--- EXTRACTED MATERIAL ---
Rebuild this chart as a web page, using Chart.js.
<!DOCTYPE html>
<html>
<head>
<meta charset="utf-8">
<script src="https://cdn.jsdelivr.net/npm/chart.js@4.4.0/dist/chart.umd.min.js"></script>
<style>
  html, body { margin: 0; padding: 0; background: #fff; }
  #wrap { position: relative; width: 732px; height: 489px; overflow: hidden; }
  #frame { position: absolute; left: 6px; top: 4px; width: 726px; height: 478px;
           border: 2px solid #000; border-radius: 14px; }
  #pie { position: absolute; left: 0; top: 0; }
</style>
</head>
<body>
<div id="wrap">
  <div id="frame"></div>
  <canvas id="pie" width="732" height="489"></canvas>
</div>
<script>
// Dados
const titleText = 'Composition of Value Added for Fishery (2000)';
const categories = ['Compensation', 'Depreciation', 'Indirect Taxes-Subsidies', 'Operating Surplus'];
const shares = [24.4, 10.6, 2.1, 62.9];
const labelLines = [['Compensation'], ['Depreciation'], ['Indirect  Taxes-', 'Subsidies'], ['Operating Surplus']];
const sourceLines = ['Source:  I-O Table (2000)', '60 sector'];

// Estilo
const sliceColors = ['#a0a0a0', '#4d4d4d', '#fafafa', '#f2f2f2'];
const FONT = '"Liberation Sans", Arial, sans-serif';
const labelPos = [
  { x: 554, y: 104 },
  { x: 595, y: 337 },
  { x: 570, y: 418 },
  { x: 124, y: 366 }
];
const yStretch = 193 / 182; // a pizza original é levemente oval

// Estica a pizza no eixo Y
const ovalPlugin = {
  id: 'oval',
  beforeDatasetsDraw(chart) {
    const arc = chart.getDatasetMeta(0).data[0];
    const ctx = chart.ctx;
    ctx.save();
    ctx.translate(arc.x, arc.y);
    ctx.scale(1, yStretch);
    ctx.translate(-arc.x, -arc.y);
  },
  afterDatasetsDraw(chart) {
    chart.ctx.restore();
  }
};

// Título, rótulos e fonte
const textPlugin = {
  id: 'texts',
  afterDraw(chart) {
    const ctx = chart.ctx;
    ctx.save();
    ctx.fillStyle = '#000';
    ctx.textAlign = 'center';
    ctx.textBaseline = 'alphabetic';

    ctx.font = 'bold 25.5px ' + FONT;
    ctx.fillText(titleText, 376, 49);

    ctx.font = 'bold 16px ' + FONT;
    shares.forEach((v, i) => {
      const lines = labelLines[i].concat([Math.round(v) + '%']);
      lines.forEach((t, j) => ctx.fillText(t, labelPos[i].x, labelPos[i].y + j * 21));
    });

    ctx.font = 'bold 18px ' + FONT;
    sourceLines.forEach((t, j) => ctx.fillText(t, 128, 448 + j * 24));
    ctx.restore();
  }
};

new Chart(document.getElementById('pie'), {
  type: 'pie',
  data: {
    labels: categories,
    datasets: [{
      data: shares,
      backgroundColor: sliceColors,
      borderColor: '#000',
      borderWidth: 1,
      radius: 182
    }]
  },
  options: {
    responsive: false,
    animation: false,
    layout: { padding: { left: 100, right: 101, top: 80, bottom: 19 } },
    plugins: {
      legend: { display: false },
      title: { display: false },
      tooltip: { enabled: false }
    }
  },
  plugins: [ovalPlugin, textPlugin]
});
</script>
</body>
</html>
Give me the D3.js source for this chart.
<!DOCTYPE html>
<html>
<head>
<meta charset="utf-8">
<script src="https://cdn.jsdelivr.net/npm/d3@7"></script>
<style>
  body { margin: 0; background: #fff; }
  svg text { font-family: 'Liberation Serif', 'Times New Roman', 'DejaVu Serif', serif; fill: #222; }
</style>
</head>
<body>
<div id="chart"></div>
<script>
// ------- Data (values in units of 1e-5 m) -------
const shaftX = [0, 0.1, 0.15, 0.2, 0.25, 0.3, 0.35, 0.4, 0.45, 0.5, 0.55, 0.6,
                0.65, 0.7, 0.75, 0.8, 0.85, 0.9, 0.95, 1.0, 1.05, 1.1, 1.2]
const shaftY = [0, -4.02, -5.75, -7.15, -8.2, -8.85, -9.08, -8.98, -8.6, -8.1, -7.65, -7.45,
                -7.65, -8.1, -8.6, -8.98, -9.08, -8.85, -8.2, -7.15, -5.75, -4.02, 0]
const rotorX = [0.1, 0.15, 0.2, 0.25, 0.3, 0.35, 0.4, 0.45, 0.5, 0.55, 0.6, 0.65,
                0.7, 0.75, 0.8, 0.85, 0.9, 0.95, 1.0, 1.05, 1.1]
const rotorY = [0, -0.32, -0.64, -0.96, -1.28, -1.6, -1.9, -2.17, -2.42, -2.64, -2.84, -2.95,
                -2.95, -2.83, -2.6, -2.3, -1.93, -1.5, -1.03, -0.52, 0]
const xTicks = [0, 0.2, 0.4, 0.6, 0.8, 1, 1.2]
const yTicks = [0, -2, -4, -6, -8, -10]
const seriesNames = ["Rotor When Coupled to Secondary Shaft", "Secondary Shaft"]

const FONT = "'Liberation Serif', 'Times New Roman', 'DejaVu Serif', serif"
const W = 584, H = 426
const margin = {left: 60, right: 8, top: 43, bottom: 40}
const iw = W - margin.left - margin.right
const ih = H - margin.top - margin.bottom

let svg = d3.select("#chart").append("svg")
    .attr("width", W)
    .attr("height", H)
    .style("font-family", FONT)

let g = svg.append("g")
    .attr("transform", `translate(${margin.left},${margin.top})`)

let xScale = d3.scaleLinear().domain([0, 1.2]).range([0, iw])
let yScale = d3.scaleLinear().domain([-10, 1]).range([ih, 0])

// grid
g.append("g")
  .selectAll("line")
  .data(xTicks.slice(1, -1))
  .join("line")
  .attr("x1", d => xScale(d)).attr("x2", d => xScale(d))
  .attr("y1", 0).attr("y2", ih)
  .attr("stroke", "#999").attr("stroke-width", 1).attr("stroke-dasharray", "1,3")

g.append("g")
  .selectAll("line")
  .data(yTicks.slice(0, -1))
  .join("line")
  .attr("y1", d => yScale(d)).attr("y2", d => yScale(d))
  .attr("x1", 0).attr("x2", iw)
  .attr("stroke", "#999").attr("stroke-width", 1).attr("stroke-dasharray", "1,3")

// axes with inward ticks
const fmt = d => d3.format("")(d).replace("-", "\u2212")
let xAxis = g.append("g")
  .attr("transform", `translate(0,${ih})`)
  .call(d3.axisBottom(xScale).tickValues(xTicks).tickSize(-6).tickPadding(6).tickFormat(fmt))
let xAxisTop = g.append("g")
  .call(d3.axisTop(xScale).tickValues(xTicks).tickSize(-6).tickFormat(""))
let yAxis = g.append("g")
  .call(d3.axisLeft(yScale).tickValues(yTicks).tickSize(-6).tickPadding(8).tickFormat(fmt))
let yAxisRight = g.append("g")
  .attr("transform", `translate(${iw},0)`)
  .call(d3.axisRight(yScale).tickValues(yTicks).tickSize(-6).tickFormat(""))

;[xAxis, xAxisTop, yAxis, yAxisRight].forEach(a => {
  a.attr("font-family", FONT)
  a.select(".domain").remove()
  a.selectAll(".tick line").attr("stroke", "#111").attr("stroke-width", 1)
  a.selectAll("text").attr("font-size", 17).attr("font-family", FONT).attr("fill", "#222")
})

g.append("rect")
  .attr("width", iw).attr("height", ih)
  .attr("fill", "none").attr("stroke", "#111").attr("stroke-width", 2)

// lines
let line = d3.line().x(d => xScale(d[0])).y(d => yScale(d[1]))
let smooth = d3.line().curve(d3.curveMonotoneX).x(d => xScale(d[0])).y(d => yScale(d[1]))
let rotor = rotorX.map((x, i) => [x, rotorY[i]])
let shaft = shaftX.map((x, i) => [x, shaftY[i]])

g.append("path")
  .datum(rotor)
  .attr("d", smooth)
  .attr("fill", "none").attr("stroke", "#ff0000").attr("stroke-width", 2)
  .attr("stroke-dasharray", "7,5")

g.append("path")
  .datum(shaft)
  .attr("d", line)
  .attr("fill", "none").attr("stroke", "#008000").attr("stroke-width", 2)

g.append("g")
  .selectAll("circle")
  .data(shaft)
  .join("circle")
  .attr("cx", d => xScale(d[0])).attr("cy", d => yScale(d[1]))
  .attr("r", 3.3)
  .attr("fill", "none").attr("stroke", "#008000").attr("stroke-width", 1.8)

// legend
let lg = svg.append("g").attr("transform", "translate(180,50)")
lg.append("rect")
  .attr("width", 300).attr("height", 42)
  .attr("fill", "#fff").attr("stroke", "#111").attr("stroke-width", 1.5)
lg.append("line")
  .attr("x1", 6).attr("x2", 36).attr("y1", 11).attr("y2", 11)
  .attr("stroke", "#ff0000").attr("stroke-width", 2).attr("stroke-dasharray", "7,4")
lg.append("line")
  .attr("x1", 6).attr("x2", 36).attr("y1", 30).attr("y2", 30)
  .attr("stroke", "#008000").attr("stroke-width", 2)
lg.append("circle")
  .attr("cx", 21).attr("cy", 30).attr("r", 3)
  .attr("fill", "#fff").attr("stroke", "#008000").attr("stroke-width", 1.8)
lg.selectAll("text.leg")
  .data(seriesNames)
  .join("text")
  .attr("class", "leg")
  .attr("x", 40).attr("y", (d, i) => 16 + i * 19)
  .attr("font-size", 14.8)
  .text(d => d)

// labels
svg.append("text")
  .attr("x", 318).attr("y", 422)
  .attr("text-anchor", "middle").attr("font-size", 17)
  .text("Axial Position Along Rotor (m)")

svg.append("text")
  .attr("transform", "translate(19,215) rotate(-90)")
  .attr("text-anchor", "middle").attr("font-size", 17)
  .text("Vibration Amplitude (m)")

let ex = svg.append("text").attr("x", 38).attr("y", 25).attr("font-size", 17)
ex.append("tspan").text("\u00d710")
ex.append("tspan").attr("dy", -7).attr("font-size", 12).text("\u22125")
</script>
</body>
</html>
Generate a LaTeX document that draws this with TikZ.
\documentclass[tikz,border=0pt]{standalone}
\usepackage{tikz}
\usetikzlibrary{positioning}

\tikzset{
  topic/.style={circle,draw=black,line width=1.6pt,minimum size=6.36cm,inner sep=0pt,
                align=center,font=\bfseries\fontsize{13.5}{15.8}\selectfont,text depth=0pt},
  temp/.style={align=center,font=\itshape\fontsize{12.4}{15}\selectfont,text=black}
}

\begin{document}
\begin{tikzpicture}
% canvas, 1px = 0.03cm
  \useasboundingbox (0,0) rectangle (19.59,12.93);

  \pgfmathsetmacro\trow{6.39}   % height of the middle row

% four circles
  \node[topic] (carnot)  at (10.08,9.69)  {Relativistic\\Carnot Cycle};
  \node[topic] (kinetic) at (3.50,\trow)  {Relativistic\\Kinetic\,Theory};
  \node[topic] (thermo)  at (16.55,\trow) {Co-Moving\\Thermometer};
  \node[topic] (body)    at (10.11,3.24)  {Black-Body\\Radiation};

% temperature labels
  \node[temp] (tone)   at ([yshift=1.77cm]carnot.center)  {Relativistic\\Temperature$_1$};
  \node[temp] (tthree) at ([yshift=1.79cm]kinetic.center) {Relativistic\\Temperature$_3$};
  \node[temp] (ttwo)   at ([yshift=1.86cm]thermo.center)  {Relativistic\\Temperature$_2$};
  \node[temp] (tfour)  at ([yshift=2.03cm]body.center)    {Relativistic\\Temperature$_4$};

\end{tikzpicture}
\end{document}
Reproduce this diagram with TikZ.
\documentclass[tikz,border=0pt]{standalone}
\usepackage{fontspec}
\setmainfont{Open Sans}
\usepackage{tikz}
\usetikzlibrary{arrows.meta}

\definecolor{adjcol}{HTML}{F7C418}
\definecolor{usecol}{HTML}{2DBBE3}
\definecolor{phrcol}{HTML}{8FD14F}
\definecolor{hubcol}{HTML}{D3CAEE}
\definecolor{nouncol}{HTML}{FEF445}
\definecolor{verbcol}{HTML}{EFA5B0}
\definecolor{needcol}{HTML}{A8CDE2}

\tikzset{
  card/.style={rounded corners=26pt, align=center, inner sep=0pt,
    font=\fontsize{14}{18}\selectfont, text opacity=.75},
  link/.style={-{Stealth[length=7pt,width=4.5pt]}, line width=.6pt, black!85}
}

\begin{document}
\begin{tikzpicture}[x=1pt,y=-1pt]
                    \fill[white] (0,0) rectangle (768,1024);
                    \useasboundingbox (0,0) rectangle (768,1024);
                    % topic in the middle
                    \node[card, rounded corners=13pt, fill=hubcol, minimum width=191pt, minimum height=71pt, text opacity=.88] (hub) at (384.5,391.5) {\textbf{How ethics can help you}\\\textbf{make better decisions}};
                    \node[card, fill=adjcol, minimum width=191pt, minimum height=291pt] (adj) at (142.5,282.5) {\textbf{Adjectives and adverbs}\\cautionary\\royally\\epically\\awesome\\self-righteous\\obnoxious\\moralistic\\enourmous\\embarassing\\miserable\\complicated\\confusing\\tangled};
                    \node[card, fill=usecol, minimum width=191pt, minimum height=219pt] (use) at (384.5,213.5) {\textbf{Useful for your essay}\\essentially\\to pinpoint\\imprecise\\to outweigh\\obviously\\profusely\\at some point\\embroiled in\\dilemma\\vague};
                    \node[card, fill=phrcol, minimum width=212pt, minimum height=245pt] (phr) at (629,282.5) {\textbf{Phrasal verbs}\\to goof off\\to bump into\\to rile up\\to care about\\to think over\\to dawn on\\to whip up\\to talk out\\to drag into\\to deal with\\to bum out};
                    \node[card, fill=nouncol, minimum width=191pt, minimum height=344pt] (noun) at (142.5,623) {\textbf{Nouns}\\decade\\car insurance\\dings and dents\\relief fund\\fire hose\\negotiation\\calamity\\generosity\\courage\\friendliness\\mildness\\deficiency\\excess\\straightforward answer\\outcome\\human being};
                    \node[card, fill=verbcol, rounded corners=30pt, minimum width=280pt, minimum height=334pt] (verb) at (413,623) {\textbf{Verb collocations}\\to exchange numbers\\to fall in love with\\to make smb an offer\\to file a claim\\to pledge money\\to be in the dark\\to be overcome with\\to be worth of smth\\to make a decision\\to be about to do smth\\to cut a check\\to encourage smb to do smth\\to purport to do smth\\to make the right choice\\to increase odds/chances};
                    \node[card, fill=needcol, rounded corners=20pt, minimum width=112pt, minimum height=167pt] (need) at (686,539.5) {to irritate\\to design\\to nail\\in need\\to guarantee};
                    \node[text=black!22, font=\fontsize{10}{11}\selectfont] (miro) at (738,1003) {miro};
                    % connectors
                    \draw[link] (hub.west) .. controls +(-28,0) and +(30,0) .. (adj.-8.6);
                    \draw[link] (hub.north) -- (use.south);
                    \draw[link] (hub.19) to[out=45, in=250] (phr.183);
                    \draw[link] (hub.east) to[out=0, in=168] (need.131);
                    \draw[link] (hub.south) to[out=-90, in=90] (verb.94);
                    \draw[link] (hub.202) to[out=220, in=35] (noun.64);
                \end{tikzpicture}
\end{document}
---
=== WRITTEN EXERCISE ===
Begin with the first line of the listing and copy exactly through the line that contains "const yStretch = 193", please, keeping both ends and leaving out everything after.

=== TASK RESULT ===
Rebuild this chart as a web page, using Chart.js.
<!DOCTYPE html>
<html>
<head>
<meta charset="utf-8">
<script src="https://cdn.jsdelivr.net/npm/chart.js@4.4.0/dist/chart.umd.min.js"></script>
<style>
  html, body { margin: 0; padding: 0; background: #fff; }
  #wrap { position: relative; width: 732px; height: 489px; overflow: hidden; }
  #frame { position: absolute; left: 6px; top: 4px; width: 726px; height: 478px;
           border: 2px solid #000; border-radius: 14px; }
  #pie { position: absolute; left: 0; top: 0; }
</style>
</head>
<body>
<div id="wrap">
  <div id="frame"></div>
  <canvas id="pie" width="732" height="489"></canvas>
</div>
<script>
// Dados
const titleText = 'Composition of Value Added for Fishery (2000)';
const categories = ['Compensation', 'Depreciation', 'Indirect Taxes-Subsidies', 'Operating Surplus'];
const shares = [24.4, 10.6, 2.1, 62.9];
const labelLines = [['Compensation'], ['Depreciation'], ['Indirect  Taxes-', 'Subsidies'], ['Operating Surplus']];
const sourceLines = ['Source:  I-O Table (2000)', '60 sector'];

// Estilo
const sliceColors = ['#a0a0a0', '#4d4d4d', '#fafafa', '#f2f2f2'];
const FONT = '"Liberation Sans", Arial, sans-serif';
const labelPos = [
  { x: 554, y: 104 },
  { x: 595, y: 337 },
  { x: 570, y: 418 },
  { x: 124, y: 366 }
];
const yStretch = 193 / 182; // a pizza original é levemente oval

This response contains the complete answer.